The Forecast Channel and News Channel required WiiConnect24 and Standby Connection to be enabled; if WiiConnect24 was enabled and Standby Connection was disabled, the channels would give an error message upon launch and return the user to the Wii Menu. This was required so the channels could download up-to-date information.

==Problems==
The initial firmware update caused some parts of the console to be inaccessible to a small portion of people who purchased the Wii at launch. Those Wii consoles received constant error codes. For those users it was necessary to contact Nintendo's customer service to replace or repair the console.

In some countries, trying to connect to WiiConnect24 displayed a screen stating that the service "is currently not being offered". This could be circumvented by selecting a different country as a location.

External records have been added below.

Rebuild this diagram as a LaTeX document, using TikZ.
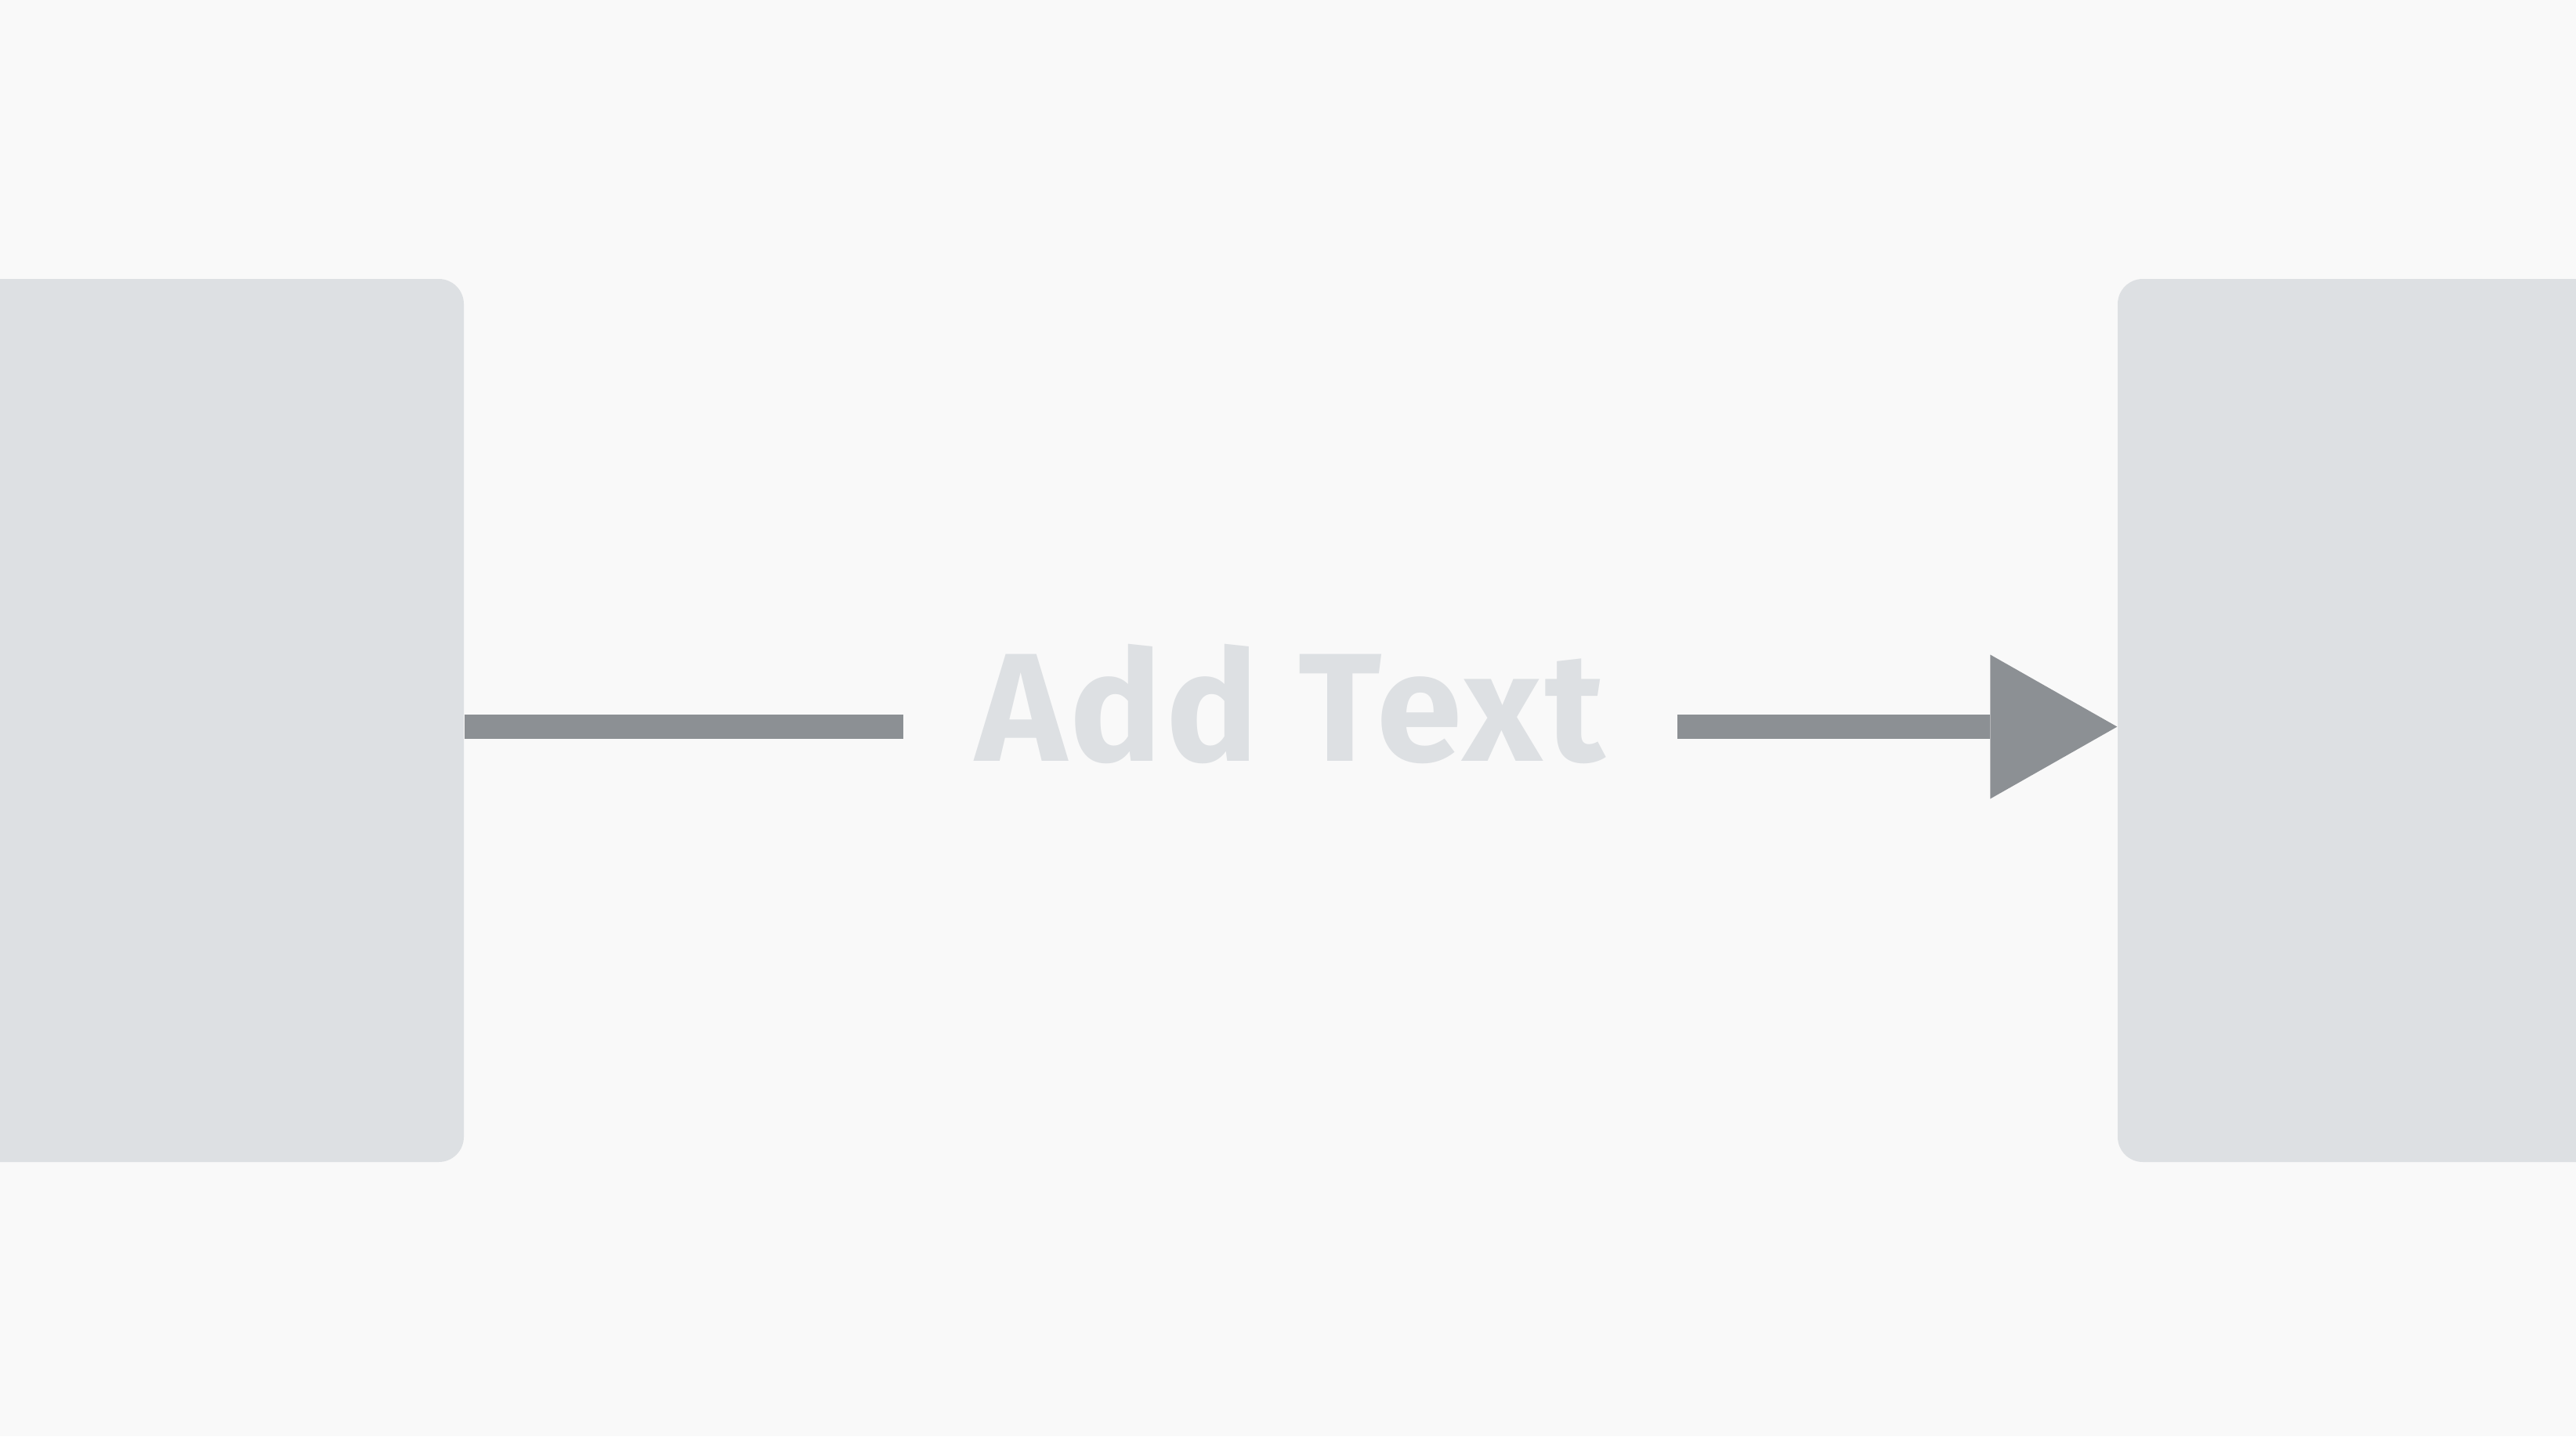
\documentclass[tikz,border=0pt]{standalone}
\usepackage{fontspec}
\setmainfont{Fira Sans}
\usetikzlibrary{arrows.meta}
\definecolor{bgc}{HTML}{F9F9F9}
\definecolor{boxc}{HTML}{DDE0E3}
\definecolor{linec}{HTML}{8C9094}
\tikzset{
  boxnode/.style={fill=boxc, draw=none, rounded corners=0.32cm, inner sep=0pt, minimum width=7cm, minimum height=11.27cm},
  lblnode/.style={text=boxc, font=\fontsize{56}{60}\selectfont\bfseries\addfontfeature{LetterSpace=2.2}, inner sep=0pt, minimum width=9.86cm, anchor=base},
  conn/.style={draw=linec, line width=0.315cm},
  arrowconn/.style={conn, -{Triangle[length=1.62cm, width=1.84cm, line width=0pt]}}
}
\begin{document}
\begin{tikzpicture}
\useasboundingbox (0,0) rectangle (32.88,-18.33);
\fill[bgc] (0,0) rectangle (32.88,-18.33);
\clip (0,0) rectangle (32.88,-18.33);
\node[boxnode] (L) at (2.42,-9.195) {};
\node[boxnode] (R) at (30.53,-9.195) {};
\node[lblnode] (lbl) at (16.47,-9.71) {Add Text};
\coordinate (ly) at (0,-9.275);
\draw[conn] (L.east |- ly) -- (lbl.west |- ly);
\draw[arrowconn] (lbl.east |- ly) -- (R.west |- ly);
\end{tikzpicture}
\end{document}
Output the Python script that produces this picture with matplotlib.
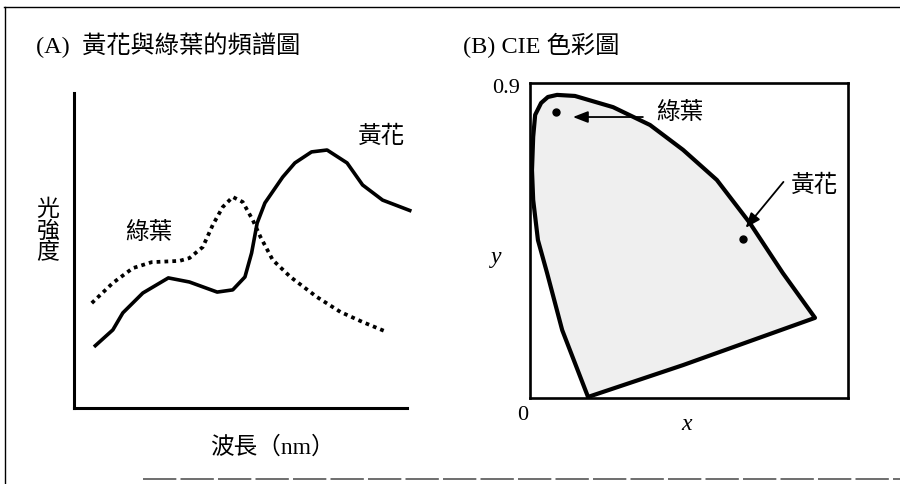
import matplotlib
matplotlib.use('Agg')
import matplotlib.pyplot as plt
from matplotlib.lines import Line2D
from matplotlib.patches import Polygon

plt.rcParams['font.family'] = ['Liberation Serif', 'Noto Sans CJK TC']
plt.rcParams['hatch.color'] = '#9a9a9a'
plt.rcParams['hatch.linewidth'] = 0.5

# (A) 頻譜: 波長 (nm) 與相對光強度
yellow_wl = [418, 435, 444, 462, 485, 504, 529, 543, 554, 560, 565, 572,
             588, 599, 614, 628, 646, 660, 678, 704]
yellow_I = [0.194, 0.248, 0.302, 0.365, 0.413, 0.400, 0.368, 0.375, 0.416,
            0.492, 0.587, 0.651, 0.733, 0.778, 0.813, 0.819, 0.778, 0.708,
            0.660, 0.625]
green_wl = [416, 435, 453, 470, 495, 504, 516, 525, 534, 543, 552, 561,
            568, 579, 595, 619, 640, 660, 682]
green_I = [0.333, 0.397, 0.444, 0.463, 0.467, 0.476, 0.511, 0.581, 0.638,
           0.670, 0.654, 0.597, 0.543, 0.470, 0.416, 0.352, 0.305, 0.273,
           0.241]

# (B) CIE 色度圖邊界 (x, y)
locus_x = [0.146, 0.113, 0.081, 0.043, 0.020, 0.008, 0.005, 0.008, 0.013,
           0.028, 0.045, 0.068, 0.113, 0.209, 0.302, 0.385, 0.470, 0.553,
           0.636, 0.717, 0.385]
locus_y = [0.003, 0.100, 0.194, 0.357, 0.451, 0.566, 0.651, 0.746, 0.809,
           0.843, 0.860, 0.866, 0.863, 0.831, 0.780, 0.709, 0.623, 0.500,
           0.357, 0.229, 0.094]
leaf_xy = (0.065, 0.817)
flower_xy = (0.536, 0.454)

W, H = 900, 484


def fx(x):
    return x / W


def fy(y):
    return 1 - y / H


def box(x0, y0, x1, y1):
    return [fx(x0), fy(y1), (x1 - x0) / W, (y1 - y0) / H]


fig = plt.figure(figsize=(W / 100, H / 100), dpi=100)
fig.patch.set_facecolor('white')

# 外框
fig.add_artist(Line2D([fx(4), fx(900)], [fy(7), fy(7)], color='k', lw=1.0))
fig.add_artist(Line2D([fx(5), fx(5)], [fy(7), fy(484)], color='k', lw=1.0))
fig.add_artist(Line2D([fx(143), fx(900)], [fy(479), fy(479)], color='#555555',
                      lw=1.2, linestyle=(0, (20, 2.5))))

# ---- (A) ----
ax1 = fig.add_axes(box(74, 93, 407, 408))
ax1.plot(yellow_wl, yellow_I, color='k', lw=2.6, solid_joinstyle='round',
         solid_capstyle='butt', clip_on=False)
ax1.plot(green_wl, green_I, color='k', lw=2.7, linestyle=(0, (1, 1.1)),
         dash_capstyle='butt', clip_on=False)
ax1.set_xlim(400, 700)
ax1.set_ylim(0, 1)
for s in ['top', 'right']:
    ax1.spines[s].set_visible(False)
for s in ['left', 'bottom']:
    ax1.spines[s].set_linewidth(2.2)
ax1.set_xticks([])
ax1.set_yticks([])

fig.text(fx(36), fy(45), '(A)  黃花與綠葉的頻譜圖', fontsize=17.5,
         ha='left', va='center')
fig.text(fx(48), fy(232), '光\n強\n度', fontsize=16.5, ha='center',
         va='center', linespacing=1.02)
fig.text(fx(149), fy(233), '綠葉', fontsize=17, ha='center', va='center')
fig.text(fx(381), fy(137), '黃花', fontsize=17, ha='center', va='center')
fig.text(fx(272), fy(447), '波長（nm）', fontsize=17, ha='center', va='center')

# ---- (B) ----
ax2 = fig.add_axes(box(530, 83, 848, 398))
pts = list(zip(locus_x, locus_y))
ax2.add_patch(Polygon(pts, closed=True, facecolor='#efefef', edgecolor='none',
                      hatch='....'))
ax2.add_patch(Polygon(pts, closed=True, facecolor='none', edgecolor='k',
                      lw=3.0, joinstyle='round'))
ax2.plot(*leaf_xy, 'o', color='k', ms=5)
ax2.plot(*flower_xy, 'o', color='k', ms=5)
ax2.set_xlim(0, 0.8)
ax2.set_ylim(0, 0.9)
for s in ax2.spines.values():
    s.set_linewidth(1.9)
ax2.set_xticks([])
ax2.set_yticks([])

arrow = dict(arrowstyle='-|>,head_length=0.9,head_width=0.35', color='k',
             lw=1.3, shrinkA=0, shrinkB=0)
ax2.annotate('', xy=(0.135, 0.892), xycoords='axes fraction',
             xytext=(0.355, 0.892), textcoords='axes fraction',
             arrowprops=arrow)
ax2.annotate('', xy=(0.678, 0.540), xycoords='axes fraction',
             xytext=(0.797, 0.686), textcoords='axes fraction',
             arrowprops=arrow)

fig.text(fx(463), fy(45), '(B) CIE 色彩圖', fontsize=17.5, ha='left',
         va='center')
fig.text(fx(680), fy(113), '綠葉', fontsize=17, ha='center', va='center')
fig.text(fx(814), fy(186), '黃花', fontsize=17, ha='center', va='center')
fig.text(fx(506), fy(88), '0.9', fontsize=16, ha='center', va='center')
fig.text(fx(523), fy(415), '0', fontsize=16, ha='center', va='center')
fig.text(fx(496), fy(257), 'y', fontsize=17, style='italic', ha='center',
         va='center')
fig.text(fx(687), fy(424), 'x', fontsize=17, style='italic', ha='center',
         va='center')

fig.savefig('out.png', dpi=100, facecolor='white')
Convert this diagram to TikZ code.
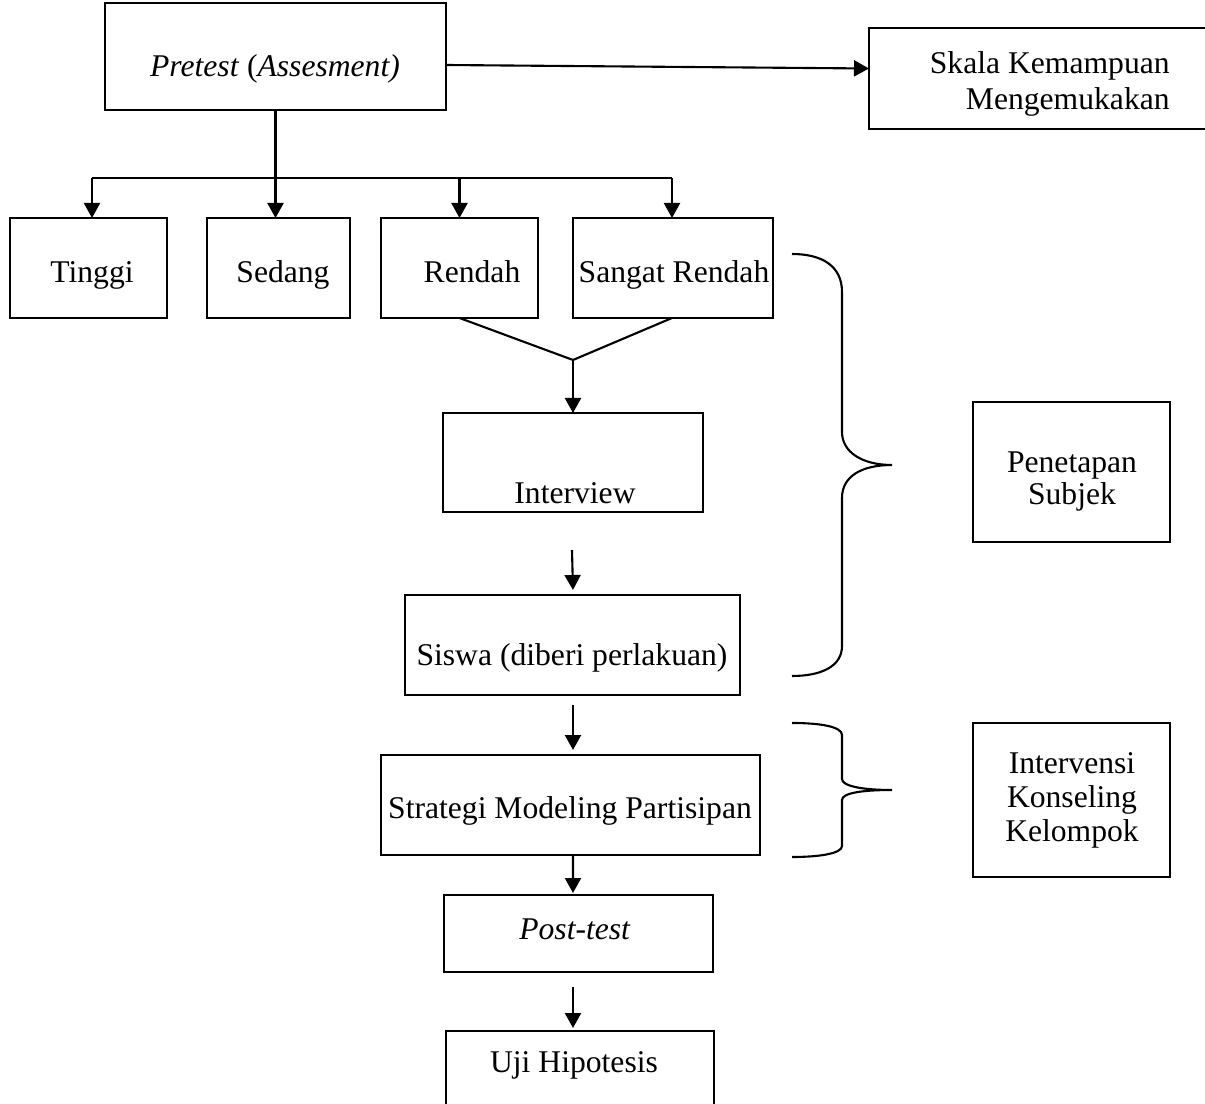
\documentclass[tikz,border=0pt]{standalone}
\usepackage{fontspec}
\setmainfont{Liberation Serif}
\usetikzlibrary{arrows.meta,fit,calc}
\begin{document}
\begin{tikzpicture}[x=0.02cm,y=-0.02cm,
  box/.style={draw, line width=1.2pt, inner sep=0pt, outer sep=0pt},
  txt/.style={font=\fontsize{18pt}{22pt}\selectfont, inner sep=0pt, anchor=base},
  conn/.style={line width=1.2pt},
  arr/.style={line width=1.2pt, -{Triangle[length=0.3cm,width=0.32cm]}},
  bracepath/.style={line width=1.2pt}]
\useasboundingbox (0,0) rectangle (1205,1104);

% boxes
\node[box, fit={(105,3) (446,110)}] (pre) {};
\node[box, fit={(869,28) (1230,129)}] (skala) {};
\node[box, fit={(10,218) (167,318)}] (tin) {};
\node[box, fit={(207,218) (350,318)}] (sed) {};
\node[box, fit={(381,218) (538,318)}] (ren) {};
\node[box, fit={(573,218) (773,318)}] (sr) {};
\node[box, fit={(443,413) (703,512)}] (int) {};
\node[box, fit={(405,595) (740,695)}] (sis) {};
\node[box, fit={(381,755) (760,855)}] (str) {};
\node[box, fit={(444,895) (713,972)}] (post) {};
\node[box, fit={(446,1031) (714,1130)}] (uji) {};
\node[box, fit={(973,402) (1170,542)}] (pen) {};
\node[box, fit={(973,723) (1170,877)}] (intv) {};

% texts
\node[txt] (tpre) at (275,77) {\textit{Pretest} (\textit{Assesment)}};
\node[txt, anchor=base east] (tskala1) at (1170,74) {Skala Kemampuan};
\node[txt, anchor=base east] (tskala2) at (1170,110) {Mengemukakan};
\node[txt] (ttin) at (92,283) {Tinggi};
\node[txt] (tsed) at (283,283) {Sedang};
\node[txt] (tren) at (472,283) {Rendah};
\node[txt] (tsr) at (674,283) {Sangat Rendah};
\node[txt] (tint) at (575,504) {Interview};
\node[txt] (tsis) at (572,666) {Siswa (diberi perlakuan)};
\node[txt] (tstr) at (570,819) {Strategi Modeling Partisipan};
\node[txt] (tpost) at (575,940) {\textit{Post-test}};
\node[txt] (tuji) at (574,1072) {Uji Hipotesis};
\node[txt] (tpen1) at (1072,473) {Penetapan};
\node[txt] (tpen2) at (1072,505) {Subjek};
\node[txt] (tintv1) at (1072,774) {Intervensi};
\node[txt] (tintv2) at (1072,808) {Konseling};
\node[txt] (tintv3) at (1072,842) {Kelompok};

% connectors
\draw[arr] ($(pre.east)+(0,8.5)$) -- ($(skala.west)+(0,-10)$);
\coordinate (bus) at (276,178);
\draw[conn] (pre.south) -- (pre.south |- bus);
\draw[conn] ($(tin.north |- bus)+(3.5,0)$) -- ($(sr.north |- bus)+(-1,0)$);
\draw[arr] ($(tin.north |- bus)+(3.5,0)$) -- ($(tin.north)+(3.5,0)$);
\draw[arr] (pre.south |- bus) -- (pre.south |- sed.north);
\draw[arr] (ren.north |- bus) -- (ren.north);
\draw[arr] ($(sr.north |- bus)+(-1,0)$) -- ($(sr.north)+(-1,0)$);

\coordinate (merge) at (573,360);
\draw[conn] (ren.south) -- (merge) -- ($(sr.south)+(-1,0)$);
\draw[arr] (merge) -- (int.north);
\draw[arr] ($(int.south)+(-1,38)$) -- ($(sis.north)+(0.5,-5)$);
\draw[arr] ($(sis.south)+(0.5,10)$) -- ($(str.north)+(2.5,-5)$);
\draw[arr] ($(str.south)+(2.5,0)$) -- ($(post.north)+(-5.5,-2)$);
\draw[arr] ($(post.south)+(-5.5,15)$) -- ($(uji.north)+(-7,-3)$);

% braces
\draw[bracepath] (792,254) .. controls (822,254) and (842,266) .. (842,292)
  -- (842,432) .. controls (842,452) and (862,465) .. (892,465)
  .. controls (862,465) and (842,476) .. (842,498)
  -- (842,646) .. controls (842,666) and (822,676) .. (792,676);
\draw[bracepath] (792,723) .. controls (822,723) and (842,727) .. (842,735)
  -- (842,779) .. controls (842,786) and (862,790) .. (892,790)
  .. controls (862,790) and (842,793) .. (842,800)
  -- (842,846) .. controls (842,853) and (822,857) .. (792,857);
\end{tikzpicture}
\end{document}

It is currently unknown what the actual availability map of the service was.

The PAL versions of the Wii connected with RGB SCART cables continue to send a SCART switching signal when the Wii is in WiiConnect24 standby mode. This occurs with both official Nintendo RGB SCART cables, and any third party RGB SCART cables that carry the SCART switching signal. This problem can be alleviated by disabling standby mode, but leaving WiiConnect24 running.

When the disc slot light glows, it can cause the Wii to get hot in standby mode. This is because the fan is turned off while the console is in standby mode.

== Closure ==
In April 2013, Nintendo announced that WiiConnect24, as well as its affiliated channels, would shut down on June 28 in Japan, Europe, and Australia; however, other channels including video-on-demand services and the Wii Shop Channel would remain available.